Als die Single 1963 erschien – im selben Jahr wie Betty Friedans The Feminine Mystique – wurde sie zu Gores zweitgrößtem Hit (nach »It’s My Party«); einzig »I Want to Hold Your Hand« von den Beatles konnte sie vom ersten Platz der Charts fernhalten. Geschrieben wurde der Song übrigens von zwei Männern – John Madara und Dave White –, ein Umstand, der von heutigen Internetkommentatoren gerne herangezogen wird, um die Errungenschaften des Songs zu negieren, was insofern Unsinn ist, als dass Gore sich selbst für den Song entschieden hatte und auch Männer in der Lage sind, feministische Positionen einzunehmen. Doch auch außerhalb seines feministischen Kontexts fand die Widerspenstigkeit dieses Teen-Pop-Klassikers Anklang. Neben Coverversionen anderer Künstlerinnen wie Dusty Springfield (1964) und Joan Jett (1979), die seine Aussage in den Rock trug, ist die Version des homosexuellen New-Wave-/Avantgarde-Künstlers Klaus Nomi (1981) bemerkenswert, die durch die Betonung eines einzigen Wortes einen Identitätswechsel vollzieht: »Don’t say I can’t go with other boys!« (In diesem Kontext nicht uninteressant ist, dass sich Lesley Gore 2005 selbst als lesbisch outete.)

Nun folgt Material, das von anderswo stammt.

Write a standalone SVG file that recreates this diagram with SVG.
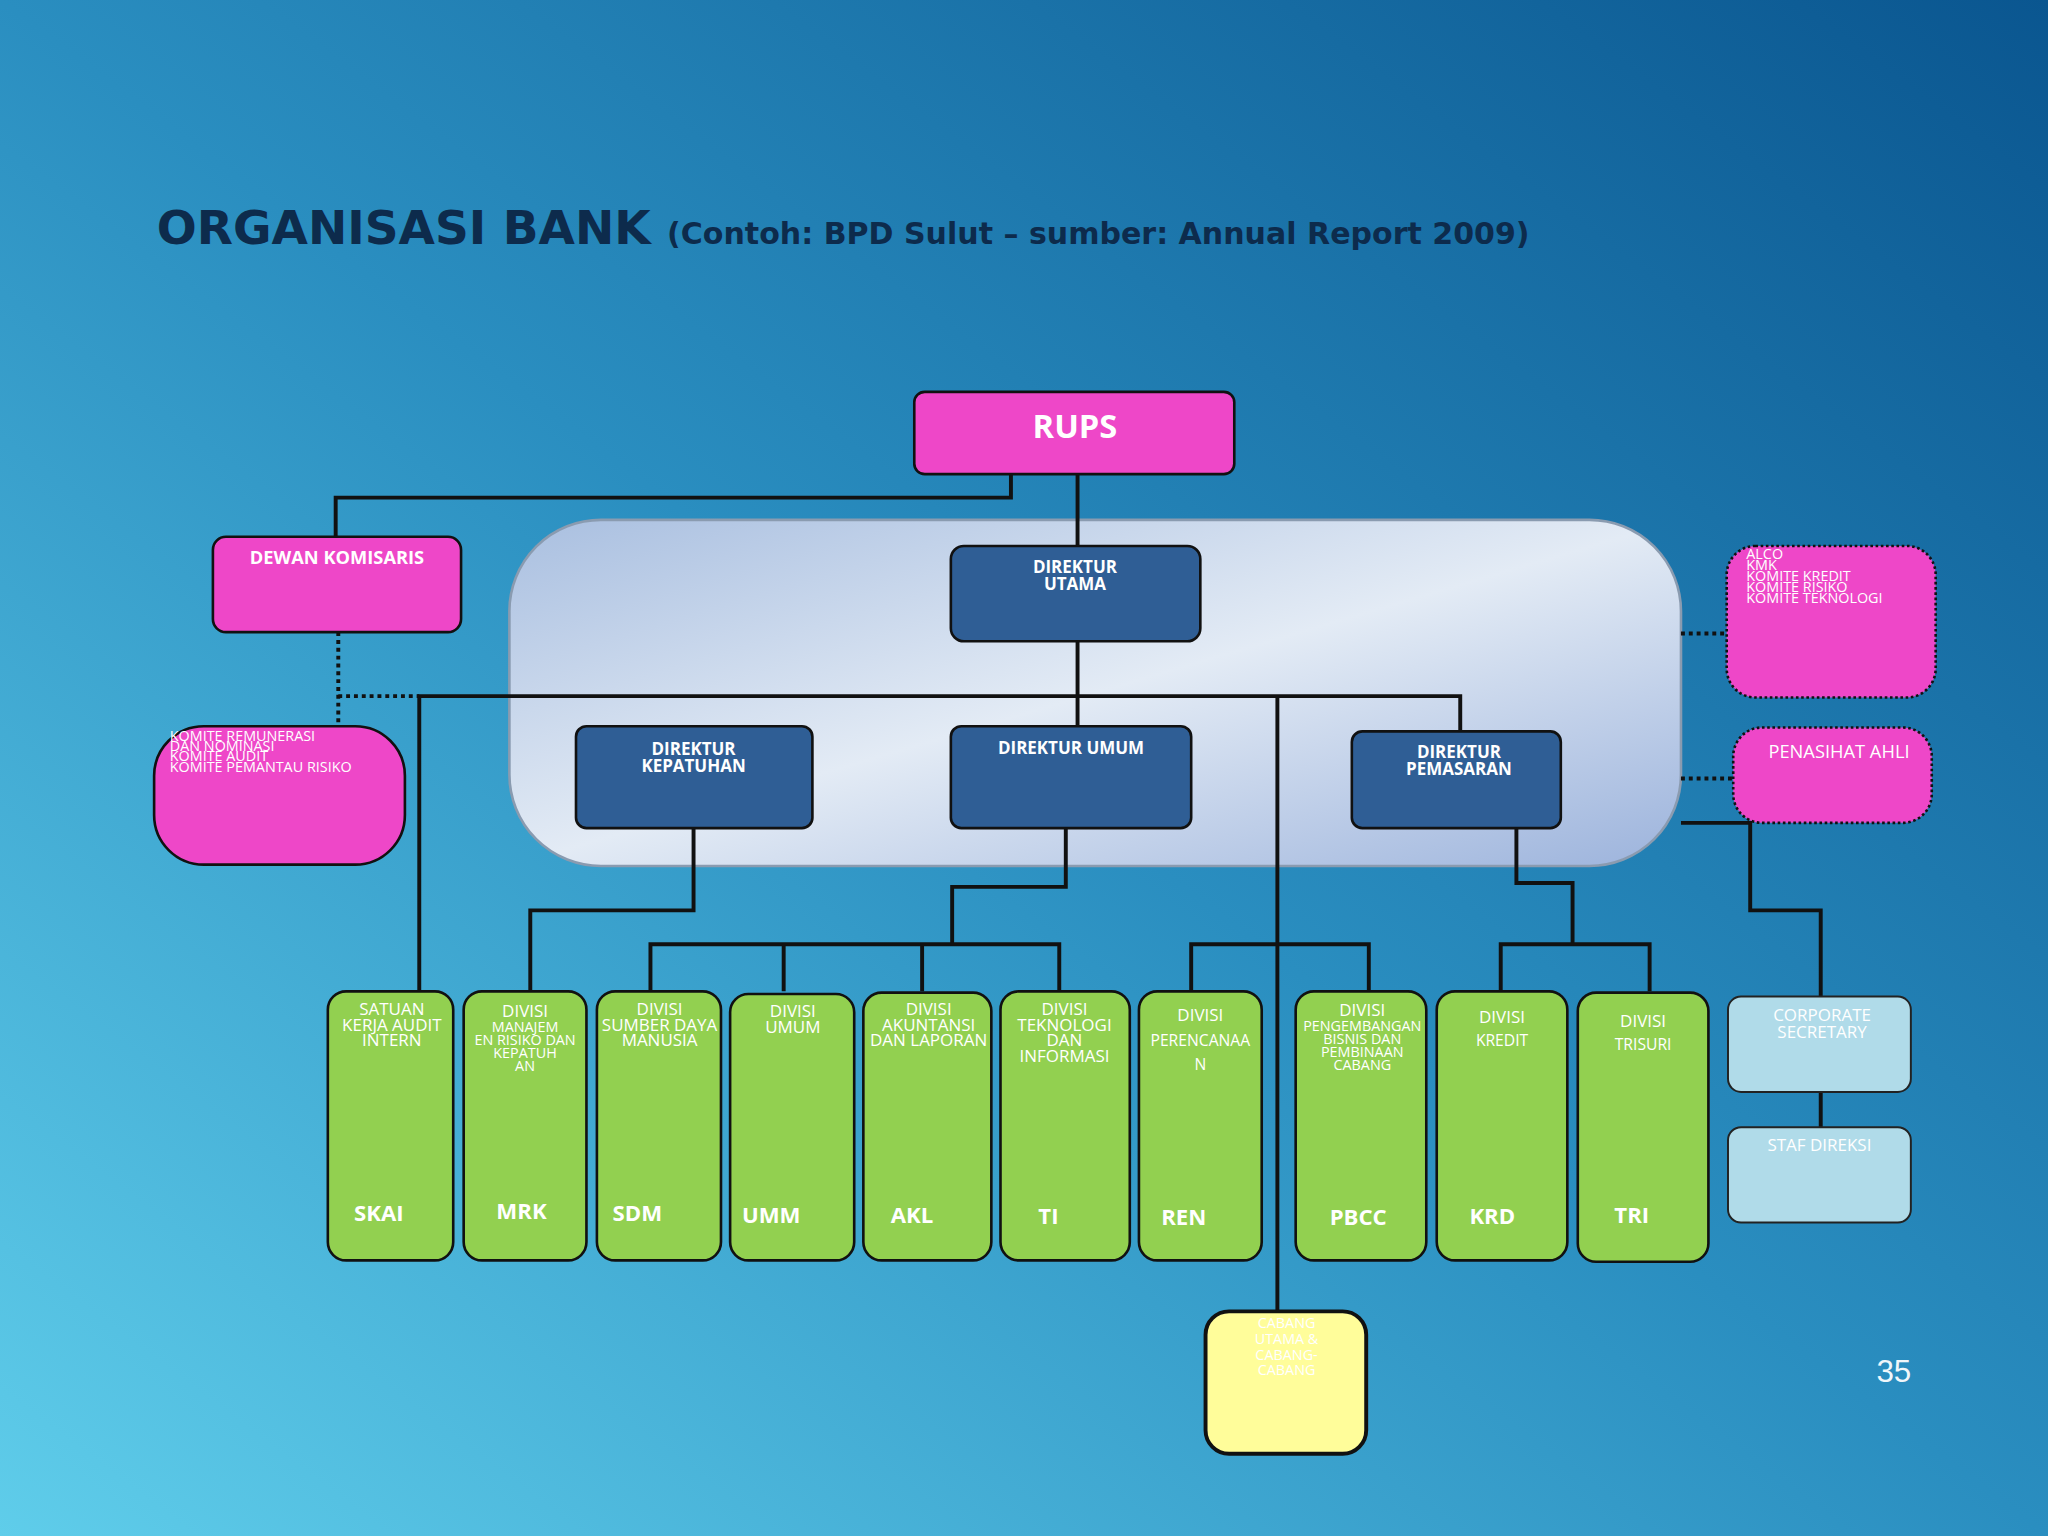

Doch zurück in den Oktober 1964. »You Don’t Own Me« richtet sich nahezu ausschließlich in Imperativen an sein männliches Gegenüber: »Don’t tell me what to do / Don’t tell me what to say« und »Don’t put me on display«. Mit dieser Negativität bricht es nur dann, wenn seine Sängerin sich auf sich selbst bezieht. Gore bricht auf der Bühne mit ihrer Zurückhaltung und legt sich wild gestikulierend in die Vollen, wenn sie singt »I’m young and I love to be young / I’m free and I love to be free / To live my life the way I want / to say and do whatever I please«, während sich die Tonart immer weiter in die Höhe schraubt. Man hört jeden Tropfen Leidenschaft, den Gore in diese Zeilen steckt, während sie die beeindruckende Reichweite ihrer Stimme unter Beweis stellt. Es sind Zeilen, die in jeden Song aus der Perspektive freiheitsliebender Jugendlicher passen würden, gerichtet an die Elterngeneration, deren Erwartungen sie klein halten. Doch im Kontext von »You Don’t Own Me« beziehen sie sich explizit auf die weibliche Adoleszenz, die sich eben nicht gegen das dominante Verhalten Älterer richtet, sondern gegen das Verhalten männlicher Gleichaltriger. Der größte Verdienst des Stücks im pophistorischen Kontext ist es, die Scheinheiligkeit popkultureller Emanzipationsbestrebungen anzuklagen und ihre Früchte auch für Mädchen einzufordern. Durch seine Mischung aus wütender Anklage und euphorischer Lebensfreude entwickelt »You Don’t Own Me« eine ganz eigene Dynamik, die es über die bloße Notwendigkeit seiner Aussage hinauswachsen lässt. Es ist nicht weniger als eine der größten Errungenschaften der Brill-Building-Ära.